Sein Handwerk hat Stewart am Theater gelernt: Von 1966 bis 1982 gehörte er zum Stammensemble der Royal Shakespeare Company, wo er neben späteren Weltstars wie Ben Kingsley und Ian McKellen spielte. Parallel arbeitete er an einer Filmkarriere und übernahm bald nach seinem Ausstieg aus der Company eine der Hauptrollen in David Lynchs Weltraumoper „Der Wüstenplanet“, wodurch die „Star Trek“-Produzenten auf ihn aufmerksam wurden.

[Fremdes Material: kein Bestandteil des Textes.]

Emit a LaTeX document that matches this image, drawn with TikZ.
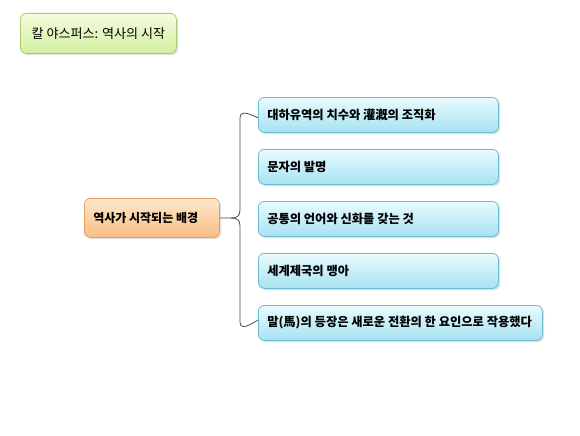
\documentclass[tikz,border=0pt]{standalone}
\usepackage{fontspec}
\setmainfont{Noto Sans CJK KR}
\usetikzlibrary{shadows}
\definecolor{gtop}{HTML}{F4FDDC}
\definecolor{gbot}{HTML}{D2F0A0}
\definecolor{gline}{HTML}{A8CC78}
\definecolor{otop}{HTML}{FEE8CC}
\definecolor{obot}{HTML}{F8BE84}
\definecolor{oline}{HTML}{E8A060}
\definecolor{btop}{HTML}{EAFBFF}
\definecolor{bbot}{HTML}{A6E2F2}
\definecolor{bline}{HTML}{6CBCD4}
\definecolor{conn}{HTML}{505050}
\tikzset{
  base/.style={rounded corners=4.5pt, line width=0.6pt, inner sep=0pt, anchor=north west,
    drop shadow={shadow xshift=1.2pt, shadow yshift=-1.2pt, opacity=0.25}},
  titlebox/.style={base, draw=gline, top color=gtop, bottom color=gbot},
  rootbox/.style={base, draw=oline, top color=otop, bottom color=obot},
  leafbox/.style={base, draw=bline, top color=btop, bottom color=bbot},
  lbl/.style={font=\fontsize{9.2pt}{11pt}\selectfont\bfseries, anchor=west, inner sep=0pt},
  connector/.style={draw=conn, line width=0.6pt},
}
\begin{document}
\begin{tikzpicture}[x=0.75pt,y=-0.75pt]
\useasboundingbox (0,0) rectangle (580,435);
\fill[white] (0,0) rectangle (580,435);
% title
\node[titlebox, minimum width=156*0.75pt, minimum height=40*0.75pt] (title) at (20,13) {};
\node[font=\fontsize{9.8pt}{12pt}\selectfont, inner sep=0pt] (titletxt) at (title.center) {칼 야스퍼스: 역사의 시작};
% root
\node[rootbox, minimum width=135*0.75pt, minimum height=39*0.75pt] (root) at (84,198) {};
\node[lbl, font=\fontsize{9pt}{11pt}\selectfont\bfseries] (roottxt) at ([xshift=9*0.75pt]root.west) {역사가 시작되는 배경};
% leaves
\node[leafbox, minimum width=240*0.75pt, minimum height=35*0.75pt] (l1) at (258,97) {};
\node[lbl] (t1) at ([xshift=9*0.75pt]l1.west) {대하유역의 치수와 灌漑의 조직화};
\node[leafbox, minimum width=240*0.75pt, minimum height=35*0.75pt] (l2) at (258,149) {};
\node[lbl] (t2) at ([xshift=9*0.75pt]l2.west) {문자의 발명};
\node[leafbox, minimum width=240*0.75pt, minimum height=35*0.75pt] (l3) at (258,201) {};
\node[lbl] (t3) at ([xshift=9*0.75pt]l3.west) {공통의 언어와 신화를 갖는 것};
\node[leafbox, minimum width=240*0.75pt, minimum height=35*0.75pt] (l4) at (258,253) {};
\node[lbl] (t4) at ([xshift=9*0.75pt]l4.west) {세계제국의 맹아};
\node[leafbox, minimum width=284*0.75pt, minimum height=35*0.75pt] (l5) at (258,305) {};
\node[lbl] (t5) at ([xshift=9*0.75pt]l5.west) {말(馬)의 등장은 새로운 전환의 한 요인으로 작용했다};
% brace connector
\coordinate (bmid) at (231,218);
\draw[connector] (root.east) -- (bmid);
\draw[connector] (bmid) .. controls (237,218) and (240,216) .. (240,210)
  -- (240,118) .. controls (240,112) and (244,111) .. ([yshift=-3*0.75pt]l1.west);
\draw[connector] (bmid) .. controls (237,218) and (240,220) .. (240,226)
  -- (240,322) .. controls (240,328) and (244,329) .. ([yshift=3*0.75pt]l5.west);
\end{tikzpicture}
\end{document}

Trotz der überragenden Resonanz auf seinen Picard legte Stewart stets Wert darauf, nicht auf diese Rolle festgelegt zu werden, und trat in sehr unterschiedlichen Filmen auf. Mit der aufs Mimische konzentrierten Darstellung des querschnittsgelähmten Professor Xavier in den drei „X-Men“-Filmen verkörperte er ab 2000 abermals eine Figur der Popkultur, wobei das erfolgreiche Comic-Franchise aus dem Schauspielerduell zwischen Stewart und seinem alten Freund Ian McKellen als Xaviers Widersacher Magneto besonderen Reiz zieht.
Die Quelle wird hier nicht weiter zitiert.